Challenges in forecasting typhoons from the east
- Monday, 27th July 2015
Hong Kong is situated on the south China coast, with mainland China to its north and the South China Sea to the south. When tropical cyclones come from the sea and make landfall over the south China coast, they will usually continue to move inland, weaken progressively and dissipate. Some tropical cyclones approach Hong Kong from the east and travel close to the coast of southern China. If the direction of their westward movement changes even slightly (Figure 1), not only will there be a difference in how they make landfall, but there can also be substantial difference in their intensity variations. How can such a small change lead to a large difference?
For a tropical cyclone over the sea to the east of Hong Kong, if it adopts a westerly track with a slight northerly component, it will hit the eastern part of the south China coast sooner (Track 1 in Figure 1; Figure 2), and travel inland for some distance before moving to the north of Hong Kong. That means, the tropical cyclone will weaken over the land for some time before approaching Hong Kong. By that time, it will have weakened considerably and its threat to Hong Kong will be relatively low. Conversely, if its westward track bears a slight southerly component, the tropical cyclone can stay very close to the coast without making landfall, or re-enter the sea after hitting the land (Track 2 in Figure 1). Either way, it can maintain its intensity while edging closer to Hong Kong, posing a greater threat to Hong Kong as demonstrated by Typhoon Maggie that hit the territory in 1999 (Figure 3). Back then, the Observatory issued the Tropical Cyclone Warning Signal No. 9 and Maggie made landfall over the Sai Kung peninsula, bringing gale force winds and heavy rain to Hong Kong. Due to sheltering by terrain, the northerly winds brought by tropical cyclone from the east will usually be relatively weak at first, but strengthen abruptly as the tropical cyclone comes very close to Hong Kong. The case of Maggie clearly illustrated that northerlies in Hong Kong strengthened from strong winds to gales within less than 3 hours (Figure 4). It can readily be seen that for tropical cyclones from the east, even if there is a tiny change in their direction of westward movement, their impact on the weather of Hong Kong can be drastically different.
Figure 1 A small change in the direction of westward movement of tropical cyclone can lead to a change in
how it makes landfall and a substantial difference in its intensity variations.
Figure 2 In September 2001, Tropical Cyclone Nari made landfall at Shantou and then weakened gradually.
It became a tropical depression before it was closest to Hong Kong.

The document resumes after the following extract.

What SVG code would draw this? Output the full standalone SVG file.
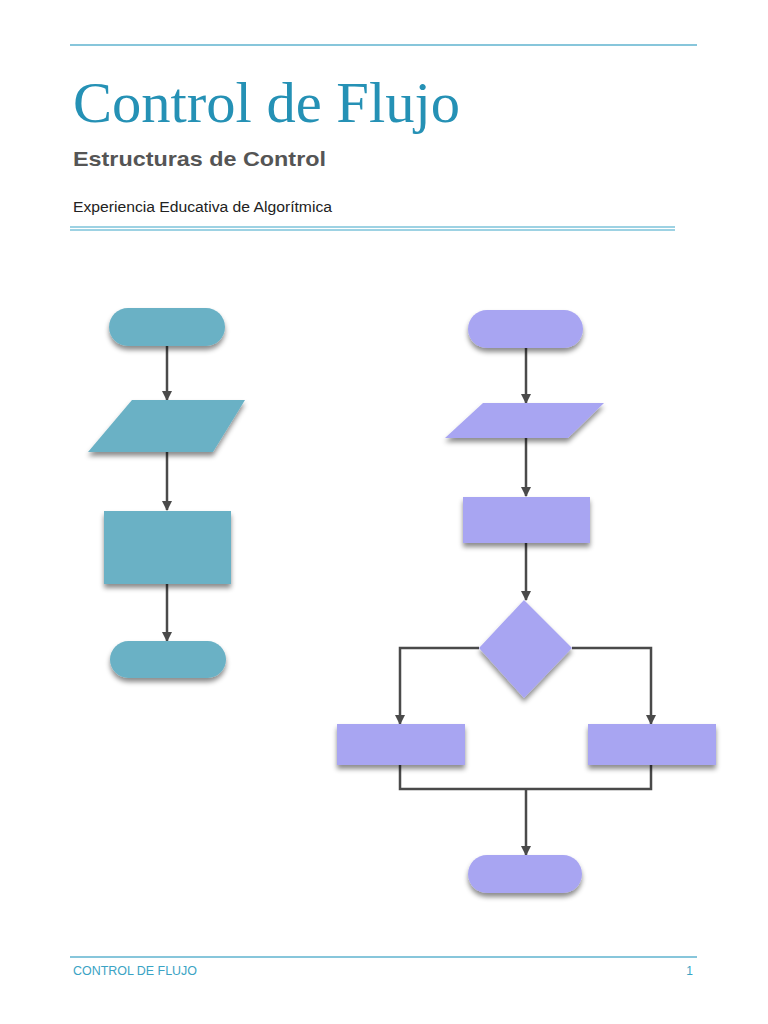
<svg xmlns="http://www.w3.org/2000/svg" width="768" height="1024" viewBox="0 0 768 1024">
<defs>
<filter id="sh" x="-20%" y="-20%" width="140%" height="160%">
<feDropShadow dx="0" dy="4" stdDeviation="2.5" flood-color="#000" flood-opacity="0.45"/>
</filter>
<marker id="ah" viewBox="0 0 10 10" refX="9" refY="5" markerWidth="4" markerHeight="4" orient="auto" markerUnits="strokeWidth">
<path d="M0,0 L10,5 L0,10 z" fill="#4a4a4a"/>
</marker>
<style>
.teal{fill:#6ab1c5;filter:url(#sh)}
.lav{fill:#a8a5f2;filter:url(#sh)}
.con{fill:none;stroke:#4a4a4a;stroke-width:2.5}
.arr{marker-end:url(#ah)}
.rule{stroke:#5fb3cf;stroke-width:1.5}
</style>
</defs>
<rect width="768" height="1024" fill="#fff"/>
<g id="header">
<line class="rule" x1="70" y1="45" x2="697" y2="45"/>
<text x="73" y="122" font-family="Liberation Serif, serif" font-size="57" fill="#2591b5" textLength="387" lengthAdjust="spacingAndGlyphs">Control de Flujo</text>
<text x="73" y="166" font-family="Liberation Sans, Arial, sans-serif" font-size="21" font-weight="bold" fill="#555" textLength="253" lengthAdjust="spacingAndGlyphs">Estructuras de Control</text>
<text x="73" y="212" font-family="Liberation Sans, Arial, sans-serif" font-size="14" fill="#222" textLength="259" lengthAdjust="spacingAndGlyphs">Experiencia Educativa de Algorítmica</text>
<line x1="70" y1="227" x2="675" y2="227" stroke="#7cc3da" stroke-width="1.5"/>
<line x1="70" y1="230" x2="675" y2="230" stroke="#7cc3da" stroke-width="1.5"/>
</g>
<g id="connectors">
<line class="con arr" x1="167" y1="346" x2="167" y2="400"/>
<line class="con arr" x1="167" y1="452" x2="167" y2="510"/>
<line class="con arr" x1="167" y1="584" x2="167" y2="641"/>
<line class="con arr" x1="526" y1="348" x2="526" y2="403"/>
<line class="con arr" x1="526" y1="438" x2="526" y2="496"/>
<line class="con arr" x1="526" y1="543" x2="526" y2="600"/>
<polyline class="con arr" points="479,648 400,648 400,724"/>
<polyline class="con arr" points="572,648 651,648 651,724"/>
<polyline class="con" points="400,765 400,789 651,789 651,765"/>
<line class="con arr" x1="526" y1="789" x2="526" y2="855"/>
</g>
<g id="left-start"><rect class="teal" x="109" y="308" width="116" height="38" rx="19"/></g>
<g id="left-input"><polygon class="teal" points="132,400 245,400 213,452 88,452"/></g>
<g id="left-process"><rect class="teal" x="104" y="511" width="127" height="73"/></g>
<g id="left-end"><rect class="teal" x="110" y="641" width="116" height="37" rx="18.5"/></g>
<g id="right-start"><rect class="lav" x="468" y="310" width="115" height="38" rx="19"/></g>
<g id="right-input"><polygon class="lav" points="483,403 604,403 568,438 445,438"/></g>
<g id="right-process"><rect class="lav" x="463" y="497" width="127" height="46"/></g>
<g id="right-decision"><polygon class="lav" points="524,600 572,648 524,698 479,648"/></g>
<g id="right-branch-left"><rect class="lav" x="337" y="724" width="128" height="41"/></g>
<g id="right-branch-right"><rect class="lav" x="588" y="724" width="128" height="41"/></g>
<g id="right-end"><rect class="lav" x="468" y="855" width="114" height="38" rx="19"/></g>
<g id="footer">
<line class="rule" x1="70" y1="957" x2="697" y2="957"/>
<text x="73" y="975" font-family="Liberation Sans, Arial, sans-serif" font-size="12" fill="#3aa3c4" textLength="124" lengthAdjust="spacingAndGlyphs">CONTROL DE FLUJO</text>
<text x="693" y="975" text-anchor="end" font-family="Liberation Sans, Arial, sans-serif" font-size="12" fill="#3aa3c4">1</text>
</g>
</svg>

Figure 3 Maggie moved westwards along the south China coast and maintained the intensity as a typhoon
prior to its landfall at Hong Kong.
Figure 4 Local winds strengthened from strong winds to gales within less than 3 hours
when Maggie came very close to Hong Kong.
Linfa that affected Hong Kong in early July 2015 is also an example of tropical cyclones coming from the east. In the morning of 9 July, Linfa was centred over the sea at more than 200 km to the east of Hong Kong. Being a typhoon with intact structure, it headed towards Hong Kong on a westward track. The fixed-wing aircraft jointly sent by the Observatory and the Government Flying Service recorded hurricane force winds in the vicinity of Linfa's eye, and gales of Linfa also extended out to about 100 km from its centre. As Linfa was forecast to traverse along the coast instead of moving inland, its intensity was anticipated to sustain. Local winds might also pick up quickly within a short period of time when Linfa moved further close to Hong Kong. It turned out that while Linfa skirted at just about 50 km to the north of the Observatory (Figure 5), it rapidly weakened and its gales did not affect Hong Kong generally. This formed a stark contrast to what happened with Tropical Cyclone Utor in 2001 (Figure 6). Although Utor weakened into a severe tropical storm following its landfall near Shanwei and skirted to the north of the Observatory at around 80 km inland, it was still able to bring gale force winds and heavy rain to Hong Kong for a prolonged period.
Figure 5 Linfa rapidly weakened before arrival and skirted at just about 50 km to the north of the Observatory.
Figure 6 Utor moved over the inland areas at about 80 km to the north of the Observatory and brought
gale force winds and heavy rain to Hong Kong.
Although the weather conditions and scientific factors in the above cases are different, all of them demonstrate that a small change can lead to a large difference. Therefore, forecasting typhoons from the east is full of challenges and their threat to Hong Kong should not be taken lightly. These cases deserve more research studies and they also serve as prime examples for considering the issuance of tropical cyclone warnings in the future.